Congress looks to punish state-sponsored hacker spies

A new bipartisan bill will aim to punish foreign day backed by China, Russia and other nation-states by freezing their assets and deporting them out of the US.

Rep. Mike Rogers (R-Mich.), who chairs the House Intelligence Committee and leads cybersecurity efforts in Congress has proposed the Cyber Economic Espionage Accountability Act, along with Rep. Tim Ryan (D-Ohio) and Republican Sen. Ron Johnson (R-Wis.).

The measure, introduced just one day before Chinese President Xi Jinping visits the United States, will look to root out individual hackers instead of companies, and will make their names public.

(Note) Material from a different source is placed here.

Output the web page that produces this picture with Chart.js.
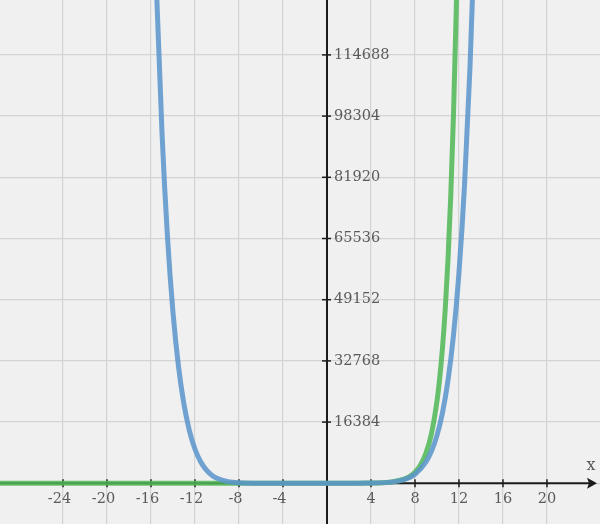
<!DOCTYPE html>
<html>
<head>
<meta charset="utf-8">
<script src="https://cdn.jsdelivr.net/npm/chart.js@4.4.1/dist/chart.umd.min.js"></script>
<style>
    html, body { margin: 0; padding: 0; background: #f0f0f0; }
    #wrap { width: 600px; height: 524px; position: relative; }
</style>
</head>
<body>
<div id="wrap"><canvas id="plot"></canvas></div>
<script>
// tick positions (grid) and the labelled ones
const xTicks = [-24, -20, -16, -12, -8, -4, 0, 4, 8, 12, 16, 20];
const xLabels = ['-24', '-20', '-16', '-12', '-8', '-4', '', '4', '8', '12', '16', '20'];
const yTicks = [0, 16384, 32768, 49152, 65536, 81920, 98304, 114688];
const yLabels = ['', '16384', '32768', '49152', '65536', '81920', '98304', '114688'];

// green curve
const greenX = [-30, -10, -5, 0, 2, 4, 5, 6, 7, 7.5, 8, 8.5, 9, 9.5, 10, 10.25, 10.5, 10.75, 11, 11.25, 11.5, 11.75, 12];
const greenY = [0, 0, 0.0067, 1, 7.4, 54.6, 148, 403, 1097, 1808, 2981, 4915, 8103, 13360, 22026, 28283, 36316, 46630, 59874, 76880, 98716, 126753, 162755];

// blue curve
const blueX = [-16, -15.5, -15, -14.5, -14, -13.5, -13, -12.5, -12, -11.5, -11, -10.5, -10, -9, -8, -6, -4, -2, 0, 2, 4, 6, 7, 8, 9, 9.5, 10, 10.5, 11, 11.5, 12, 12.5, 13, 13.5];
const blueY = [183611, 131944, 93771, 65854, 45666, 31236, 21054, 13968, 9109, 5831, 3657, 2243, 1343, 442, 127, 6, 0.1, 0.14, 1, 7.4, 54.5, 386, 989, 2432, 5721, 8622, 12842, 18911, 27535, 39657, 56513, 79717, 111348, 154072];

const X_MIN = -29.73, X_MAX = 24.82;
const Y_MIN = -10896, Y_MAX = 129385;

function toPoints(xs, ys) {
    return xs.map((x, i) => ({ x: x, y: ys[i] }));
}

const axesPlugin = {
    id: 'axes',
    beforeDatasetsDraw(chart) {
        const ctx = chart.ctx;
        const sx = chart.scales.x, sy = chart.scales.y;
        const x0 = sx.getPixelForValue(0);
        const y0 = sy.getPixelForValue(0);
        const area = chart.chartArea;
        ctx.save();
        ctx.strokeStyle = '#1c1c1c';
        ctx.fillStyle = '#1c1c1c';
        ctx.lineWidth = 2;
        // x axis with arrow
        ctx.beginPath();
        ctx.moveTo(area.left, y0);
        ctx.lineTo(area.right - 8, y0);
        ctx.stroke();
        ctx.beginPath();
        ctx.moveTo(area.right - 3, y0);
        ctx.lineTo(area.right - 13, y0 - 5.5);
        ctx.lineTo(area.right - 11, y0);
        ctx.lineTo(area.right - 13, y0 + 5.5);
        ctx.closePath();
        ctx.fill();
        // y axis
        ctx.beginPath();
        ctx.moveTo(x0, area.top);
        ctx.lineTo(x0, area.bottom);
        ctx.stroke();
        // tick marks
        ctx.lineWidth = 1.5;
        xTicks.forEach((v, i) => {
            if (!xLabels[i]) return;
            const px = sx.getPixelForValue(v);
            ctx.beginPath();
            ctx.moveTo(px, y0 - 4);
            ctx.lineTo(px, y0 + 4);
            ctx.stroke();
        });
        yTicks.forEach((v, i) => {
            if (!yLabels[i]) return;
            const py = sy.getPixelForValue(v);
            ctx.beginPath();
            ctx.moveTo(x0 - 5, py);
            ctx.lineTo(x0 + 4, py);
            ctx.stroke();
        });
        ctx.restore();
    },
    afterDatasetsDraw(chart) {
        const ctx = chart.ctx;
        const sx = chart.scales.x, sy = chart.scales.y;
        const x0 = sx.getPixelForValue(0);
        const y0 = sy.getPixelForValue(0);
        ctx.save();
        ctx.font = '14.5px "DejaVu Serif"';
        ctx.fillStyle = '#5a5a5a';
        ctx.textBaseline = 'middle';
        ctx.textAlign = 'center';
        xTicks.forEach((v, i) => {
            if (!xLabels[i]) return;
            const px = sx.getPixelForValue(v) + (v < 0 ? -3.5 : 0);
            ctx.fillText(xLabels[i], px, y0 + 16);
        });
        ctx.textAlign = 'left';
        yTicks.forEach((v, i) => {
            if (!yLabels[i]) return;
            ctx.fillText(yLabels[i], x0 + 7, sy.getPixelForValue(v));
        });
        ctx.font = '16px "DejaVu Serif"';
        ctx.textAlign = 'center';
        ctx.fillText('x', chart.chartArea.right - 9, y0 - 17);
        ctx.restore();
    }
};

new Chart(document.getElementById('plot'), {
    type: 'scatter',
    data: {
        datasets: [
            {
                label: 'blue',
                data: toPoints(blueX, blueY),
                showLine: true,
                borderColor: 'rgba(92, 150, 203, 0.88)',
                borderWidth: 5,
                pointRadius: 0,
                cubicInterpolationMode: 'monotone',
                order: 0
            },
            {
                label: 'green',
                data: toPoints(greenX, greenY),
                showLine: true,
                borderColor: 'rgba(78, 182, 84, 0.85)',
                borderWidth: 5,
                pointRadius: 0,
                cubicInterpolationMode: 'monotone',
                order: 1
            }
        ]
    },
    options: {
        responsive: true,
        maintainAspectRatio: false,
        animation: false,
        layout: { padding: 0 },
        plugins: {
            legend: { display: false },
            tooltip: { enabled: false }
        },
        scales: {
            x: {
                type: 'linear',
                min: X_MIN,
                max: X_MAX,
                afterBuildTicks: axis => { axis.ticks = xTicks.map(v => ({ value: v })); },
                ticks: { display: false },
                grid: { color: '#d3d3d3', lineWidth: 1.2, drawTicks: false },
                border: { display: false }
            },
            y: {
                type: 'linear',
                min: Y_MIN,
                max: Y_MAX,
                afterBuildTicks: axis => { axis.ticks = yTicks.map(v => ({ value: v })); },
                ticks: { display: false },
                grid: { color: '#d3d3d3', lineWidth: 1.2, drawTicks: false },
                border: { display: false }
            }
        }
    },
    plugins: [axesPlugin]
});
</script>
</body>
</html>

“This is a vital step to let China know that there are real consequences to stealing American intellectual property and robbing US ingenuity and innovation in order to gain competitive advantage,” Rogers said. "It’s happening at an alarming rate. It is one of my top national security concerns. This rampant theft is crushing American jobs. We need to identify these economic cyber criminals and create valid consequences to prevent them from undermining our economy and compromising U.S. national security.”

State-affiliated cyber-espionage campaigns were responsible for one-fifth of all data breaches recorded by Verizon last year, with targets ranging from the very large (think Saudi Aramco) to the very small. The act calls for the Department of Justice to bring more economic espionage criminal cases against offending foreign actors.

“This bill will give the President and Congress the power and oversight to deal with foreign cyber espionage in a meaningful way,” said Ryan. “Stealing intellectual property not only threatens the manufacturing jobs we have – it threatens the jobs we are trying to create. We need to ensure that countries like China and Russia no longer gain a competitive advantage through cyber-crimes.”

Last month, the Senate introduced the Deter Cyber Theft Act, a similar initiative. If passed, it would require the Director of National Intelligence to compile an annual report on foreign economic and industrial espionage, including a priority watch list of the worst offenders; a list of companies and countries engaging in theft; a list of US technologies or proprietary information targeted by such espionage and, to the extent possible, a list of such information that has been stolen and what it’s been used for; and actions taken by the DNI and other federal agencies to combat industrial or economic espionage in cyberspace.

The legislation would also require the president to block import of products containing stolen US technology.